A luta contra a impunidade continua vigente

Sabemos que, para todos, a não aprovação do projeto que anularia parcialmente a Lei de Caducidade é um golpe, mas devemos tirar conclusões e voltar a nos organizar.

A PIT-CNT4 chamou, ontem, uma paralisação de três horas para nos concentrarmos em frente ao Palácio, mas isso não é o suficiente. Se a Central quer lutar de verdade contra a impunidade, deve organizar uma grande luta que seja encabeçada pelos organismos de Direitos Humanos e pelos familiares das vítimas do terrorismo de Estado. Não haverá solução, não haverá prisões para todos os militares e civis violadores dos Direitos Humanos se não dermos uma grande batalha que tenha continuidade e organização. Para levá-la adiante, é necessário que a PIT-CNT rompa com a conciliação que a mantém atrelada ao governo.

Mas nós podemos avançar. Temos que nos organizar nos locais de trabalho, nas escolas, nas faculdades, nos bairros, para fazermos um balanço do que aconteceu e tirarmos conclusões. A partir da base, pacientemente, devemos voltar a impulsionar um grande movimento que se enfrente com todas as injustiças e pelas necessidades dos trabalhadores, estudantes e dos setores populares.

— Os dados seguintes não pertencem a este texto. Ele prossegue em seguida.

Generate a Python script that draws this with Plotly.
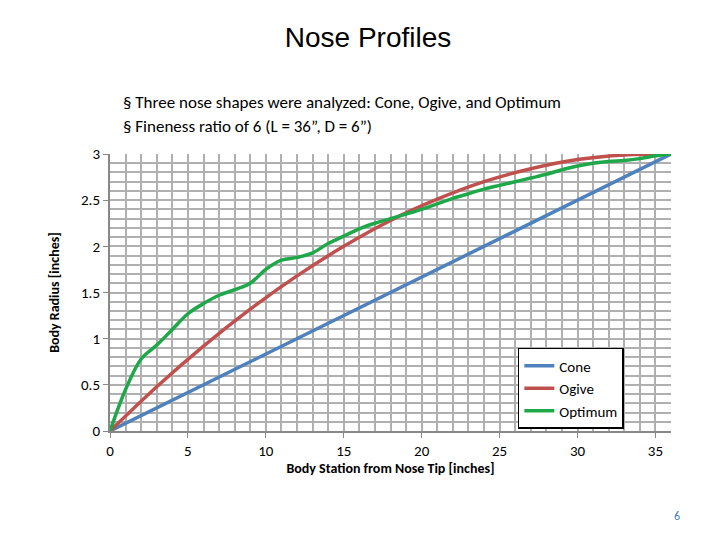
import plotly.graph_objects as go

cone_x = [0, 36]
cone_y = [0, 3]

ogive_x = [0, 3, 6, 9, 12, 15, 18, 21, 24, 27, 30, 33, 36]
ogive_y = [0, 0.48, 0.92, 1.32, 1.68, 2.0, 2.28, 2.51, 2.7, 2.84, 2.94, 2.99, 3.0]

opt_x = list(range(0, 37))
opt_y = [0, 0.45, 0.78, 0.93, 1.1, 1.27, 1.38, 1.47, 1.53, 1.6, 1.75, 1.85, 1.88,
         1.93, 2.03, 2.11, 2.19, 2.25, 2.3, 2.35, 2.4, 2.46, 2.52, 2.57, 2.62,
         2.66, 2.7, 2.74, 2.78, 2.83, 2.87, 2.9, 2.92, 2.93, 2.95, 2.98, 3.0]

y_ticks = [0, 0.5, 1, 1.5, 2, 2.5, 3]
y_labels = ["0", "0.5", "1", "1.5", "2", "2.5", "3"]

FONT = "Carlito, Calibri, Liberation Sans, sans-serif"

fig = go.Figure()
fig.add_trace(go.Scatter(x=cone_x, y=cone_y, mode="lines", name="Cone",
                         line=dict(color="#4f81bd", width=3.5)))
fig.add_trace(go.Scatter(x=ogive_x, y=ogive_y, mode="lines", name="Ogive",
                         line=dict(color="#c0504d", width=3.5, shape="spline")))
fig.add_trace(go.Scatter(x=opt_x, y=opt_y, mode="lines", name="Optimum",
                         line=dict(color="#1fa84a", width=3.5, shape="spline")))

grid = "#b0b0b0"
fig.update_layout(
    width=720, height=540, plot_bgcolor="white", paper_bgcolor="white",
    margin=dict(l=102, r=57, t=146, b=117),
    font=dict(family=FONT, size=14, color="black"),
    title=dict(text="Nose Profiles", x=0.5, y=0.965, xanchor="center",
               font=dict(family="Liberation Sans, Arial", size=28)),
    legend=dict(x=0.727, y=0.3, xanchor="left", yanchor="top",
                bordercolor="black", borderwidth=1.5, bgcolor="white",
                font=dict(size=15), tracegroupgap=0),
    xaxis=dict(range=[0, 36], tickvals=[0, 5, 10, 15, 20, 25, 30, 35],
               showgrid=True, gridcolor=grid, gridwidth=2,
               minor=dict(dtick=1, showgrid=True, gridcolor=grid, gridwidth=2),
               showline=True, linecolor="#888", linewidth=2,
               ticks="outside", ticklen=5, tickcolor="#888",
               title=dict(text="<b>Body Station from Nose Tip [inches]</b>",
                          font=dict(size=14), standoff=4),
               zeroline=False, tickfont=dict(size=15)),
    yaxis=dict(range=[0, 3], tickvals=y_ticks, ticktext=y_labels,
               showgrid=True, gridcolor=grid, gridwidth=2,
               minor=dict(dtick=0.1, showgrid=True, gridcolor=grid, gridwidth=2),
               showline=True, linecolor="#888", linewidth=2,
               ticks="outside", ticklen=5, tickcolor="#888",
               title=dict(text="<b>Body Radius [inches]</b>", font=dict(size=14),
                          standoff=18),
               zeroline=False, tickfont=dict(size=15)),
)

fig.add_annotation(text="§ Three nose shapes were analyzed: Cone, Ogive, and Optimum",
                   xref="paper", yref="paper", x=0.02, y=1.23, xanchor="left",
                   showarrow=False, font=dict(size=17))
fig.add_annotation(text="§ Fineness ratio of 6 (L = 36\u201d, D = 6\u201d)",
                   xref="paper", yref="paper", x=0.02, y=1.145, xanchor="left",
                   showarrow=False, font=dict(size=17))
fig.add_annotation(text="6", xref="paper", yref="paper", x=1.02, y=-0.34,
                   showarrow=False, font=dict(size=12, color="#4f81bd"))

fig.write_html("out.html")
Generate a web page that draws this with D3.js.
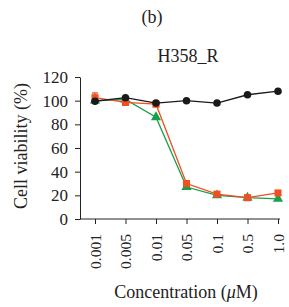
<!DOCTYPE html>
<html>
<head>
<meta charset="utf-8">
<script src="https://cdn.jsdelivr.net/npm/d3@7"></script>
<style>
  body { margin: 0; background: #fff; }
  text { font-family: "Liberation Serif", "DejaVu Serif", serif; fill: #222; }
</style>
</head>
<body>
<div id="chart"></div>
<script>
const concentrations = ["0.001", "0.005", "0.01", "0.05", "0.1", "0.5", "1.0"];
const blackSeries = [99.5, 102.5, 98, 100, 98, 105, 108];
const redSeries = [102.5, 98.5, 97, 30, 21, 18, 22];
const greenSeries = [100, 101, 86, 27, 20, 18, 17];
const redErr = [4, 1, 1, 2, 1, 1, 1];
const yTicks = [0, 20, 40, 60, 80, 100, 120];

const w = 289, h = 307;
const margins = { top: 77, left: 80, bottom: 88, right: 11 };

const svg = d3.select("#chart").append("svg")
  .attr("width", w).attr("height", h);

const xScale = d3.scalePoint()
  .domain(concentrations)
  .range([95, 278]);

const yScale = d3.scaleLinear()
  .domain([0, 120])
  .range([219, 77]);

// y axis
const yAxis = svg.append("g")
  .attr("transform", `translate(${margins.left},0)`)
  .call(d3.axisLeft(yScale).tickValues(yTicks).tickSize(5).tickSizeOuter(0));
yAxis.selectAll("text").style("font-size", "17px").attr("x", -12);

// x axis
const xAxis = svg.append("g")
  .attr("transform", "translate(0,219)")
  .call(d3.axisBottom(xScale).tickSize(5).tickSizeOuter(0));
xAxis.select(".domain").attr("d", `M${margins.left},0H280`);
xAxis.selectAll("text")
  .style("font-size", "15.5px")
  .attr("transform", "rotate(-90)")
  .attr("x", -15).attr("y", 0).attr("dy", "0.35em")
  .style("text-anchor", "end");

svg.selectAll(".domain, .tick line").attr("stroke", "#222");

function drawSeries(vals, color, shape) {
  const line = d3.line()
    .x((d, i) => xScale(concentrations[i]))
    .y(d => yScale(d));
  svg.append("path")
    .datum(vals)
    .attr("fill", "none")
    .attr("stroke", color)
    .attr("stroke-width", 1.3)
    .attr("d", line);
  svg.append("g").selectAll("path")
    .data(vals)
    .join("path")
    .attr("transform", (d, i) => `translate(${xScale(concentrations[i])},${yScale(d)})`)
    .attr("d", d3.symbol().type(shape).size(shape === d3.symbolSquare ? 50 : 45))
    .attr("fill", color);
}

// error bars for red
const eb = svg.append("g").attr("stroke", "#f04e23").attr("stroke-width", 1.3);
eb.selectAll("line.v")
  .data(redSeries)
  .join("line")
  .attr("class", "v")
  .attr("x1", (d, i) => xScale(concentrations[i]))
  .attr("x2", (d, i) => xScale(concentrations[i]))
  .attr("y1", (d, i) => yScale(d + redErr[i]))
  .attr("y2", (d, i) => yScale(d - redErr[i]));
eb.selectAll("line.c")
  .data(redSeries)
  .join("line")
  .attr("class", "c")
  .attr("x1", (d, i) => xScale(concentrations[i]) - 3)
  .attr("x2", (d, i) => xScale(concentrations[i]) + 3)
  .attr("y1", (d, i) => yScale(d + redErr[i]))
  .attr("y2", (d, i) => yScale(d + redErr[i]));

drawSeries(greenSeries, "#17a04a", d3.symbolTriangle);
drawSeries(redSeries, "#f04e23", d3.symbolSquare);
drawSeries(blackSeries, "#1a1a1a", d3.symbolCircle);

// titles
svg.append("text")
  .attr("x", 152).attr("y", 23)
  .attr("text-anchor", "middle")
  .style("font-size", "18px")
  .text("(b)");

svg.append("text")
  .attr("x", 188).attr("y", 62)
  .attr("text-anchor", "middle")
  .style("font-size", "18px")
  .text("H358_R");

svg.append("text")
  .attr("transform", "translate(27,146) rotate(-90)")
  .attr("text-anchor", "middle")
  .style("font-size", "18px")
  .text("Cell viability (%)");

const xl = svg.append("text")
  .attr("x", 186).attr("y", 298)
  .attr("text-anchor", "middle")
  .style("font-size", "18px");
xl.append("tspan").text("Concentration (");
xl.append("tspan").style("font-style", "italic").text("μ");
xl.append("tspan").text("M)");
</script>
</body>
</html>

Agora devemos encarar um problema político decisivo: a construção de uma força de esquerda conseqüente que não claudique. Precisamos construir um partido de esquerda socialista e dos trabalhadores para avançar nas mudanças de fundo e lutar por um Uruguai e um mundo socialista.

Chega de impunidade!
Por julgamentos sumários e públicos!
Formação de Tribunais Populares para os julgamentos!
Todos os crimes da ditadura são de lesa humanidade e não prescrevem!
 

 
Notas:
1. Lei 15.848 de Caducidade da Pretensão Punitiva do Estado, aprovada pelo Parlamento uruguaio em 1986 e que impede que haja investigações sobre as violações dos Direitos Humanos cometidas durante a ditadura militar.
2. José Alberto Mujica Cordano: presidente do Uruguai, membro da Frente Ampla.
3. Ex-presidentes e parlamentares do Partido Colorado e do Partido Nacional (Blanco), partidos burgueses do Uruguai.
4. Plenária Intersindical dos Trabalhadores (PIT) – Convenção Nacional dos Trabalhadores (CNT), única central sindical do Uruguai.